In looking at the oceanic depths and their layered memories of human and more-than-human bodies, Donna Kukama’s practice emerges as a form of resistance to dominant historical narratives and prescribed structures, retrieving forgotten or marginalized stories as the center of new radical and emancipatory visions. Kukama interlaces words, sounds, images, gestures, and objects to expose memories and make them tangible, as particles that remain inscribed in the bodies and sites of crimes, abuses that overcome generations and complicate temporalities. But they also represent fictional and poetic instances that foster new afro-futures.

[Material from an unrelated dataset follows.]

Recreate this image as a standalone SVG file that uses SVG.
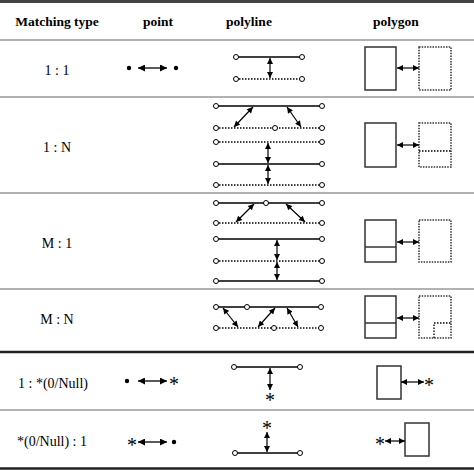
<svg xmlns="http://www.w3.org/2000/svg" width="474" height="470" viewBox="0 0 474 470">
<defs>
<marker id="ah" viewBox="0 0 10 10" refX="10" refY="5" markerWidth="9" markerHeight="7" markerUnits="userSpaceOnUse" orient="auto-start-reverse"><path d="M0,0 L10,5 L0,10 z" fill="#000"/></marker>
<marker id="as" viewBox="0 0 10 10" refX="10" refY="5" markerWidth="7" markerHeight="6" markerUnits="userSpaceOnUse" orient="auto-start-reverse"><path d="M0,0 L10,5 L0,10 z" fill="#000"/></marker>
</defs>
<style>
.hdr{font-family:"Liberation Serif",serif;font-weight:bold;font-size:13.5px;text-anchor:middle;fill:#000}
.lbl{font-family:"Liberation Serif",serif;font-size:14px;text-anchor:middle;fill:#000}
.star{font-family:"Liberation Serif",serif;font-size:20px;text-anchor:middle;fill:#000}
.rule{stroke:#999;stroke-width:1.5}
.thick{stroke:#222;stroke-width:2.5}
.sol{stroke:#000;stroke-width:1.3;fill:none}
.dsh{stroke:#000;stroke-width:1.3;fill:none;stroke-dasharray:1.5 1.5}
.pt{fill:#fff;stroke:#000;stroke-width:1}
.dot{fill:#000}
.arr{stroke:#000;stroke-width:1.3;marker-start:url(#ah);marker-end:url(#ah)}
.arrs{stroke:#000;stroke-width:1.2;marker-start:url(#as);marker-end:url(#as)}
.box{fill:#fff;stroke:#333;stroke-width:1.5}
.dbox{fill:#fff;stroke:#333;stroke-width:1.5;stroke-dasharray:1.5 1.2}
</style>

<g id="rules">
<line x1="0" y1="1.5" x2="474" y2="1.5" stroke="#444" stroke-width="3"/>
<line class="rule" x1="0" y1="40" x2="474" y2="40"/>
<line class="rule" x1="0" y1="97" x2="474" y2="97"/>
<line class="rule" x1="0" y1="193" x2="474" y2="193"/>
<line class="rule" x1="0" y1="289" x2="474" y2="289"/>
<line class="thick" x1="0" y1="352" x2="474" y2="352"/>
<line class="rule" x1="0" y1="410" x2="474" y2="410"/>
<line class="thick" x1="0" y1="468.5" x2="474" y2="468.5"/>
</g>

<g id="header">
<text class="hdr" x="57" y="26">Matching type</text>
<text class="hdr" x="158" y="26">point</text>
<text class="hdr" x="249" y="26">polyline</text>
<text class="hdr" x="396" y="26">polygon</text>
</g>

<g id="labels">
<text class="lbl" x="57" y="75">1 : 1</text>
<text class="lbl" x="57" y="152">1 : N</text>
<text class="lbl" x="57" y="248">M : 1</text>
<text class="lbl" x="57" y="324">M : N</text>
<text class="lbl" x="53" y="388">1 : *(0/Null)</text>
<text class="lbl" x="52" y="446">*(0/Null) : 1</text>
</g>

<!-- Row 1:1 -->
<g id="r1-point">
<circle class="dot" cx="129" cy="68" r="2.2"/>
<circle class="dot" cx="176" cy="68" r="2.2"/>
</g>
<g id="r1-polyline">
<line class="sol" x1="236" y1="57" x2="302" y2="57"/>
<line class="dsh" x1="236" y1="79" x2="302" y2="79"/>
<circle class="pt" cx="236" cy="57" r="2.5"/><circle class="pt" cx="302" cy="57" r="2.5"/>
<circle class="pt" cx="236" cy="79" r="2.5"/><circle class="pt" cx="302" cy="79" r="2.5"/>
</g>
<g id="r1-polygon">
<rect class="box" x="365" y="47" width="31" height="43"/>
<rect class="dbox" x="419" y="47" width="32" height="43"/>
</g>

<!-- Row 1:N -->
<g id="r2-polyline">
<line class="sol" x1="216" y1="106" x2="322" y2="106"/>
<line class="dsh" x1="216" y1="128" x2="322" y2="128"/>
<line class="dsh" x1="216" y1="142" x2="322" y2="142"/>
<line class="sol" x1="216" y1="164" x2="322" y2="164"/>
<line class="dsh" x1="216" y1="185" x2="322" y2="185"/>
<circle class="pt" cx="216" cy="106" r="2.5"/><circle class="pt" cx="322" cy="106" r="2.5"/>
<circle class="pt" cx="216" cy="128" r="2.5"/><circle class="pt" cx="275" cy="128" r="2.5"/><circle class="pt" cx="322" cy="128" r="2.5"/>
<circle class="pt" cx="216" cy="142" r="2.5"/><circle class="pt" cx="322" cy="142" r="2.5"/>
<circle class="pt" cx="216" cy="164" r="2.5"/><circle class="pt" cx="322" cy="164" r="2.5"/>
<circle class="pt" cx="216" cy="185" r="2.5"/><circle class="pt" cx="322" cy="185" r="2.5"/>
</g>
<g id="r2-polygon">
<rect class="box" x="365" y="123" width="31" height="44"/>
<rect class="dbox" x="419" y="123" width="32" height="44"/>
<line class="dsh" x1="419" y1="151" x2="451" y2="151" stroke="#333" stroke-width="1.5"/>
</g>

<!-- Row M:1 -->
<g id="r3-polyline">
<line class="sol" x1="216" y1="203" x2="322" y2="203"/>
<line class="dsh" x1="216" y1="223" x2="322" y2="223"/>
<line class="sol" x1="216" y1="239" x2="322" y2="239"/>
<line class="dsh" x1="216" y1="261" x2="322" y2="261"/>
<line class="sol" x1="216" y1="281" x2="322" y2="281"/>
<circle class="pt" cx="216" cy="203" r="2.5"/><circle class="pt" cx="266" cy="203" r="2.5"/><circle class="pt" cx="322" cy="203" r="2.5"/>
<circle class="pt" cx="216" cy="223" r="2.5"/><circle class="pt" cx="322" cy="223" r="2.5"/>
<circle class="pt" cx="216" cy="239" r="2.5"/><circle class="pt" cx="322" cy="239" r="2.5"/>
<circle class="pt" cx="216" cy="261" r="2.5"/><circle class="pt" cx="322" cy="261" r="2.5"/>
<circle class="pt" cx="216" cy="281" r="2.5"/><circle class="pt" cx="322" cy="281" r="2.5"/>
</g>
<g id="r3-polygon">
<rect class="box" x="365" y="220" width="31" height="42"/>
<line x1="365" y1="247" x2="396" y2="247" stroke="#333" stroke-width="1.5"/>
<rect class="dbox" x="419" y="220" width="32" height="42"/>
</g>

<!-- Row M:N -->
<g id="r4-polyline">
<line class="sol" x1="216" y1="307" x2="321" y2="307"/>
<line class="dsh" x1="216" y1="328" x2="321" y2="328"/>
<circle class="pt" cx="216" cy="307" r="2.5"/><circle class="pt" cx="247" cy="307" r="2.5"/><circle class="pt" cx="321" cy="307" r="2.5"/>
<circle class="pt" cx="216" cy="328" r="2.5"/><circle class="pt" cx="274" cy="328" r="2.5"/><circle class="pt" cx="321" cy="328" r="2.5"/>
</g>
<g id="r4-polygon">
<rect class="box" x="365" y="296" width="31" height="42"/>
<line x1="365" y1="323" x2="396" y2="323" stroke="#333" stroke-width="1.5"/>
<rect class="dbox" x="419" y="296" width="32" height="42"/>
<polyline class="dsh" points="434,338 434,323 451,323" stroke="#333" stroke-width="1.5"/>
</g>

<!-- Row 1:* -->
<g id="r5-point">
<circle class="dot" cx="127" cy="381" r="2.2"/>
<text class="star" x="174" y="391">*</text>
</g>
<g id="r5-polyline">
<line class="sol" x1="234" y1="367" x2="300" y2="367"/>
<circle class="pt" cx="234" cy="367" r="2.5"/><circle class="pt" cx="300" cy="367" r="2.5"/>
<text class="star" x="270" y="407">*</text>
</g>
<g id="r5-polygon">
<rect class="box" x="377" y="366" width="24" height="33"/>
<text class="star" x="429" y="392">*</text>
</g>

<!-- Row *:1 -->
<g id="r6-point">
<text class="star" x="132" y="452">*</text>
<circle class="dot" cx="174" cy="442" r="2.2"/>
</g>
<g id="r6-polyline">
<line class="sol" x1="235" y1="453" x2="300" y2="453"/>
<circle class="pt" cx="235" cy="453" r="2.5"/><circle class="pt" cx="300" cy="453" r="2.5"/>
<text class="star" x="267" y="435">*</text>
</g>
<g id="r6-polygon">
<rect class="box" x="405" y="423" width="24" height="33"/>
<text class="star" x="380" y="451">*</text>
</g>

<g id="connectors">
<line class="arr" x1="138" y1="68" x2="167" y2="68"/>
<line class="arrs" x1="270" y1="58" x2="270" y2="78"/>
<line class="arrs" x1="397" y1="68" x2="419" y2="68"/>

<line class="arrs" x1="253" y1="107" x2="234" y2="127"/>
<line class="arrs" x1="287" y1="107" x2="301" y2="127"/>
<line class="arrs" x1="268" y1="143" x2="268" y2="163"/>
<line class="arrs" x1="268" y1="165" x2="268" y2="184"/>
<line class="arrs" x1="397" y1="145" x2="419" y2="145"/>

<line class="arrs" x1="254" y1="204" x2="236" y2="222"/>
<line class="arrs" x1="286" y1="204" x2="305" y2="222"/>
<line class="arrs" x1="277" y1="240" x2="277" y2="260"/>
<line class="arrs" x1="277" y1="262" x2="277" y2="280"/>
<line class="arrs" x1="397" y1="242" x2="419" y2="242"/>

<line class="arrs" x1="223" y1="308" x2="238" y2="327"/>
<line class="arrs" x1="275" y1="308" x2="258" y2="327"/>
<line class="arrs" x1="287" y1="308" x2="298" y2="327"/>
<line class="arrs" x1="397" y1="318" x2="419" y2="318"/>

<line class="arr" x1="138" y1="381" x2="167" y2="381"/>
<line class="arrs" x1="270" y1="368" x2="270" y2="390"/>
<line class="arrs" x1="401" y1="382" x2="424" y2="382"/>

<line class="arr" x1="138" y1="442" x2="167" y2="442"/>
<line class="arrs" x1="267" y1="432" x2="267" y2="452"/>
<line class="arrs" x1="385" y1="441" x2="405" y2="441"/>
</g>
</svg>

In Kukama’s performances fabricated soundscapes intertwine with fragments of literature, guttural and liquid sounds, poetry, historical recollections and personal memories, generating moments of collective reflections.

[1] Nabil Ahmed, “Resisting the Shell State,” forthcoming publication on e-flux Architecture as part of Oceans in Transformation, by Territorial Agency and commissioned by TBA21–Academy (June 2020).

[2] Keller Easterling, Extrastatecraft: The Power of Infrastructure Space (London; New York: Verso, 2014), 67.

[3] Alfonso Daniels, Miren Gutiérrez, Gonzalo Fanjul, Arantxa Guereña, Ishbel Matheson and Kevin Watkins, “Western Africa’s Missing Fish: The impacts of illegal, unreported and unregulated fishing and under-reporting catches by foreign fleets,” Overseas Development Institute (2016), https://www.odi.org/sites/odi.org.uk/files/resource-documents/10665.pdf.

[4] Environmental Justice Foundation report: “Pirate Fishing Exposed: The Fight Against Illegal Fishing in West Africa and the EU (2012), http://ejfoundation.org/sites/default/files/public/Pirate%20Fishing%20Exposed.pdf.

PROGRAM

6–8 pm CET
Messy Studio: (Pan~)Atlantic Worlds

Presentations by Nabil Ahmed and Lazarus Tamana (Movement for the Survival of the Ogoni People, MOSOP); Nchongayi Christantus Begealawuh and Ifesinachi Okafor-Yarwood; Daiara Figeroua Tukano; Donna Kukama; Jeremiah Ikongio. With Territorial Agency, Markus Reymann, Daniela Zyman, and the participants of the Ocean Fellowship Program.